**Task directions**
Find every line below that contains the word "this" and copy it out.

◆ ◆ ◆ ◆

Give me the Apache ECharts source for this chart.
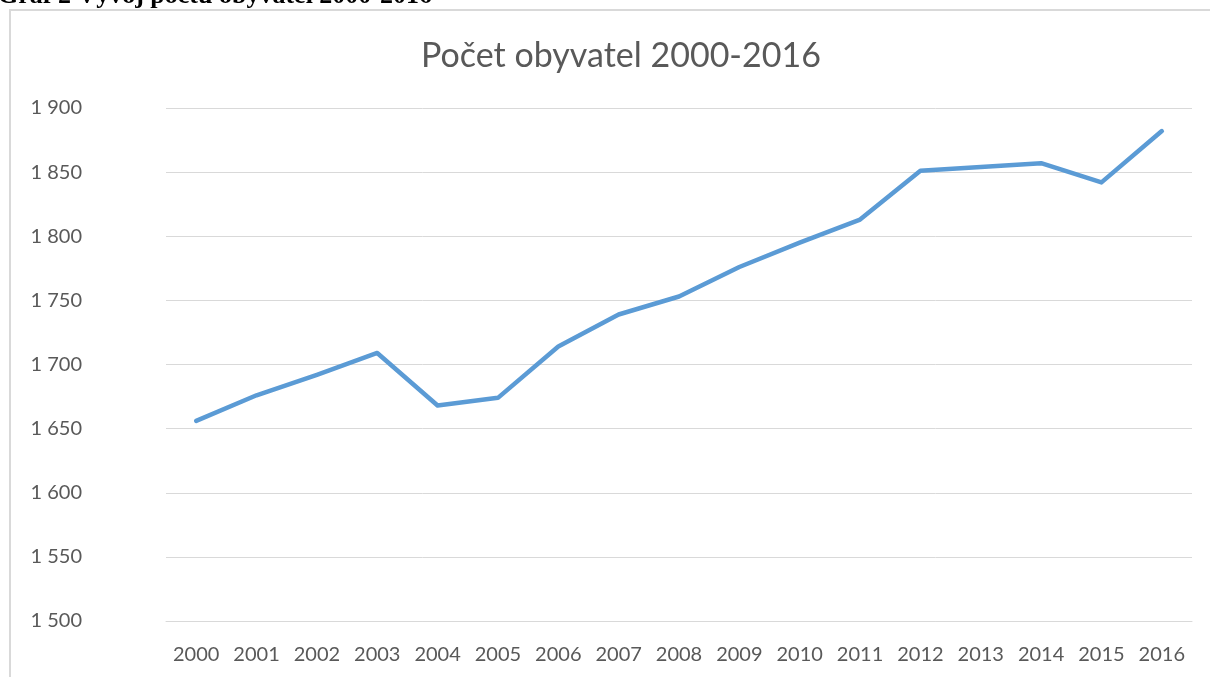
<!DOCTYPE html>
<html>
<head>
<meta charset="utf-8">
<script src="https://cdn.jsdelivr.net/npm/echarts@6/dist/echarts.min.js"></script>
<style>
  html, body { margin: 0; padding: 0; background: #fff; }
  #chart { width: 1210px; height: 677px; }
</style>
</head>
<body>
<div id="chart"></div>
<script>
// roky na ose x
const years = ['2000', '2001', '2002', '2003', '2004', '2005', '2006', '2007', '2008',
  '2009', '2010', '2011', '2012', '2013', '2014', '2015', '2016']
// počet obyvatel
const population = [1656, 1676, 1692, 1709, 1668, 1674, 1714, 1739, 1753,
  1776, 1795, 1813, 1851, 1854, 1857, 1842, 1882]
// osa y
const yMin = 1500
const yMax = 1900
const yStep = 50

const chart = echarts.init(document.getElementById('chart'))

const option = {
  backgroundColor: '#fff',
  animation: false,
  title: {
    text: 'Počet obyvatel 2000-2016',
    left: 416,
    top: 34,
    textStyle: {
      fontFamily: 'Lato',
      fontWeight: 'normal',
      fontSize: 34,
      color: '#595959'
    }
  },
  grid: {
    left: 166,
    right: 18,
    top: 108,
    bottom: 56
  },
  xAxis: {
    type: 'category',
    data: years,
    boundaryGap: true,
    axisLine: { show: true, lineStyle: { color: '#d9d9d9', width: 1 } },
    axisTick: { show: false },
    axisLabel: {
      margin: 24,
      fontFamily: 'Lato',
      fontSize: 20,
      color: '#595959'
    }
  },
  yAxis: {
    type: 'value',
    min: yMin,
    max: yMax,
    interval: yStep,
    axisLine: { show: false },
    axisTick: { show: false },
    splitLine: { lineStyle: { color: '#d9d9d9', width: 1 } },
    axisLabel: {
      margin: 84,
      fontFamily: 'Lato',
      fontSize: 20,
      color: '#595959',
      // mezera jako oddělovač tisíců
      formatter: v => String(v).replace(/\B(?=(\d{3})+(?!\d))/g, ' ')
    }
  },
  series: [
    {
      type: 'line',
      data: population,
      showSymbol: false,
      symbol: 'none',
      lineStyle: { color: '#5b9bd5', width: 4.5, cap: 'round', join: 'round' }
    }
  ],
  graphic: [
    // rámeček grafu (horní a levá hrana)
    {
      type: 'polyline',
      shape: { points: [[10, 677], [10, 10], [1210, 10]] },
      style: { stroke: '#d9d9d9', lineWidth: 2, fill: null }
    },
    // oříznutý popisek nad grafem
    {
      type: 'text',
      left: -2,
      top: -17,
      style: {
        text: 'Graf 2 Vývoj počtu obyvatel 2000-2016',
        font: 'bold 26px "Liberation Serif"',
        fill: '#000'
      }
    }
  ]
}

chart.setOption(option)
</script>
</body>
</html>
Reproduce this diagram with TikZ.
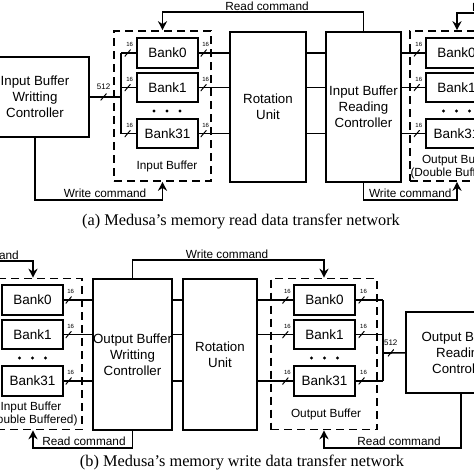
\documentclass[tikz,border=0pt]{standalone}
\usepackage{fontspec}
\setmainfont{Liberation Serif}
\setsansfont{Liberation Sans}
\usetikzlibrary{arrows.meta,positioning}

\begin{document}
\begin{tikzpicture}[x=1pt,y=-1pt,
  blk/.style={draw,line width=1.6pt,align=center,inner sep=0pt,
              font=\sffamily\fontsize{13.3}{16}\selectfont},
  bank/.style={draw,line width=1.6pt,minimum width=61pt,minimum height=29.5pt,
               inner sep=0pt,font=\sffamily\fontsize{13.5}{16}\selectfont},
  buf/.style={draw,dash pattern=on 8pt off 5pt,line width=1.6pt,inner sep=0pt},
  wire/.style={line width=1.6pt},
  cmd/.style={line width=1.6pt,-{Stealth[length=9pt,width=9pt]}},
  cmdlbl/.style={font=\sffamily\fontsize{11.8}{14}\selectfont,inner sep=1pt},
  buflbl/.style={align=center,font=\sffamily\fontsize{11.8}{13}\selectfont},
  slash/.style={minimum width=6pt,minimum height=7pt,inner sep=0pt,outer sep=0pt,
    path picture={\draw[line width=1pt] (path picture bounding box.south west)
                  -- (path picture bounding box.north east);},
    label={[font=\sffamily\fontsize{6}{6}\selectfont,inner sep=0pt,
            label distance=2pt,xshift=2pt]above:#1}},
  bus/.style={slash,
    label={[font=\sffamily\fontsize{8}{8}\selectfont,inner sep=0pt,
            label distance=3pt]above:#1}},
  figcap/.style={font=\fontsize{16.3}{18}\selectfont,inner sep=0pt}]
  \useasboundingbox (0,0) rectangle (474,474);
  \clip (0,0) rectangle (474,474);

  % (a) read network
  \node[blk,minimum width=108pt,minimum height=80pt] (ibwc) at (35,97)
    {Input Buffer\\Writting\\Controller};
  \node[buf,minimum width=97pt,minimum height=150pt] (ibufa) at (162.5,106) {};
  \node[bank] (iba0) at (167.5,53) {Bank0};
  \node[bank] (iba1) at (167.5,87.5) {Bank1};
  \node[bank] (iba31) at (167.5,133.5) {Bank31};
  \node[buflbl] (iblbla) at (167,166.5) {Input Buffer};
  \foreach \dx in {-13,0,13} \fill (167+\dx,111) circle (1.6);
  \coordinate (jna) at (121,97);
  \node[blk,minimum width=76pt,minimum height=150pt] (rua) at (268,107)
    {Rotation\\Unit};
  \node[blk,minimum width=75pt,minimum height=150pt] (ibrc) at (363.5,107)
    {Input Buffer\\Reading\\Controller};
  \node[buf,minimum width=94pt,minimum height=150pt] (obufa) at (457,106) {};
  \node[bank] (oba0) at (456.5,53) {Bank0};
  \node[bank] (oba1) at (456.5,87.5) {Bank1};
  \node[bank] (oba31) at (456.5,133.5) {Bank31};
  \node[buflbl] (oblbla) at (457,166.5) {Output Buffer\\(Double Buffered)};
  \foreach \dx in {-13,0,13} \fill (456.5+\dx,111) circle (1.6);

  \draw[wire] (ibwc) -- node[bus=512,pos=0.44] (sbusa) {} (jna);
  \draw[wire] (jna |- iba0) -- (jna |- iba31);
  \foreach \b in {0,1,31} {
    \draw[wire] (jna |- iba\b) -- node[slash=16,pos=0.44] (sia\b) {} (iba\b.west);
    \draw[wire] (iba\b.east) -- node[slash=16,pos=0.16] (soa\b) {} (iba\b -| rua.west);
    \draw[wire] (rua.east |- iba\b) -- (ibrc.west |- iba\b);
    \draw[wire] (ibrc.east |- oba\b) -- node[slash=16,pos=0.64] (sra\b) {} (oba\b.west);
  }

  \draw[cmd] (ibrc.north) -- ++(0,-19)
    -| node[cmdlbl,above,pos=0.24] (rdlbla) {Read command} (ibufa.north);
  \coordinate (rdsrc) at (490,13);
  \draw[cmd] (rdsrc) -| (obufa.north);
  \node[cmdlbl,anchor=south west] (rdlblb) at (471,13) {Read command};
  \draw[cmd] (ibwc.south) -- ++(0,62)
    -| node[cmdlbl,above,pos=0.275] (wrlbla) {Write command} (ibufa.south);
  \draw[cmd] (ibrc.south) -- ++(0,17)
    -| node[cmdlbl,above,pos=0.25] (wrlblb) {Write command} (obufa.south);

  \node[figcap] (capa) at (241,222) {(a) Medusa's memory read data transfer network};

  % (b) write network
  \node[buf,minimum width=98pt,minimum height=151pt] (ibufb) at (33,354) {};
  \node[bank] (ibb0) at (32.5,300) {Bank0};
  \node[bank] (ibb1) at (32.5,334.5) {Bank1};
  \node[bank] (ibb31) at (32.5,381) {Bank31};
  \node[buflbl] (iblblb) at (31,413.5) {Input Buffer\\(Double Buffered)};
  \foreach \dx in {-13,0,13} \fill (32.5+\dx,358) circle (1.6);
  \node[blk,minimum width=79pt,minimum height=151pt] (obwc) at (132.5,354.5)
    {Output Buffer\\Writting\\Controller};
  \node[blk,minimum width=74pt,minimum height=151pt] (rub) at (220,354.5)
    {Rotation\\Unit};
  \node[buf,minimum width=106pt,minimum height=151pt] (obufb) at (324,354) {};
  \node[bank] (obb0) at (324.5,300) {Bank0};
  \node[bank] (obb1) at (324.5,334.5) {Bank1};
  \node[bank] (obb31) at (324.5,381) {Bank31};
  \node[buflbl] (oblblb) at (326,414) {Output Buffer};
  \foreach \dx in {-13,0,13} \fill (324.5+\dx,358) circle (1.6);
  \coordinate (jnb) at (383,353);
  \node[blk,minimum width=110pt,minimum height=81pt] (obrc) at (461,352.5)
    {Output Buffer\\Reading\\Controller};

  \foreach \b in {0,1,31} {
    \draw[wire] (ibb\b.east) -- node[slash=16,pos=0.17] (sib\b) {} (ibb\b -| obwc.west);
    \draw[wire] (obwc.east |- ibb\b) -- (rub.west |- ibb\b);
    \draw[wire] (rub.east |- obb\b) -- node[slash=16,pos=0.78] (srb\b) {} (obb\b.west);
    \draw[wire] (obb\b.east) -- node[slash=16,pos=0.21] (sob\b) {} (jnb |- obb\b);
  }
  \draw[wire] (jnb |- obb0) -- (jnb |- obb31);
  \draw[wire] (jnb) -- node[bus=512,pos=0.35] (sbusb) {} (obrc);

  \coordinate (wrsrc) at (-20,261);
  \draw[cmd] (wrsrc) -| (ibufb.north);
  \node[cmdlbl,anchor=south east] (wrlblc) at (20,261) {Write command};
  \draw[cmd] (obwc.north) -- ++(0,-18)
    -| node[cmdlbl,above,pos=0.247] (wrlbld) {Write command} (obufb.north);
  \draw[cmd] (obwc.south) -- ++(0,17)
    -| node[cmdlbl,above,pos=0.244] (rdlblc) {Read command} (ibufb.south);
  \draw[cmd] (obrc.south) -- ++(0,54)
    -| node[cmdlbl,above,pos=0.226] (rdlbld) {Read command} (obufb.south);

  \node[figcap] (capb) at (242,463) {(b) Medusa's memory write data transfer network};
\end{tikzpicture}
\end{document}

◆ ◆ ◆ ◆

**Task solution**
Give me the Apache ECharts source for this chart.
Reproduce this diagram with TikZ.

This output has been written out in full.